Cada quien es hijo de su vida y circunstancias. Todo creyente lo es
por diferentes motivos, pero la fuerza de su convicción sólo está
enraizada en la experiencia de un encuentro con el Señor resucitado, con
su Espíritu, presente en medio de nosotros. Para el creyente, la
existencia de Dios es tan cierta y real como la vida misma. En la
solemnidad de todos los Santos celebramos a todos los que se han dejado
alcanzar por Dios, a todos los que han hecho de su vida un ícono de la
presencia de Dios en medio de esta humanidad, muchas veces rota y divida
por el odio, la soberbia, el egoísmo y la sinrazón. Los santos nos
acercan a Dios al tiempo que nos recuerdan lo mejor de nosotros mismos.

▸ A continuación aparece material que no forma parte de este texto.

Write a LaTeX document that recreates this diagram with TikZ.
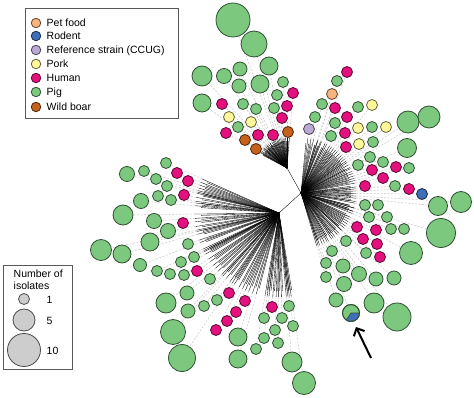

Son los que hacen verdad las palabras de vida y de eternidad de Jesús.
El
encuentro con Jesús, con el Dios vivo, marca de una manera decisiva la
vida del creyente, le imprime un sello que lo capacita para anunciar y
proclamar el Evangelio a toda la creación, le hace solidario con todas
las criaturas y se convierte en testigo y testimonio de la esperanza en
un mundo más humano y fraterno en busca de la reconciliación universal.
Los santos muestran el rostro de la misericordia de Dios.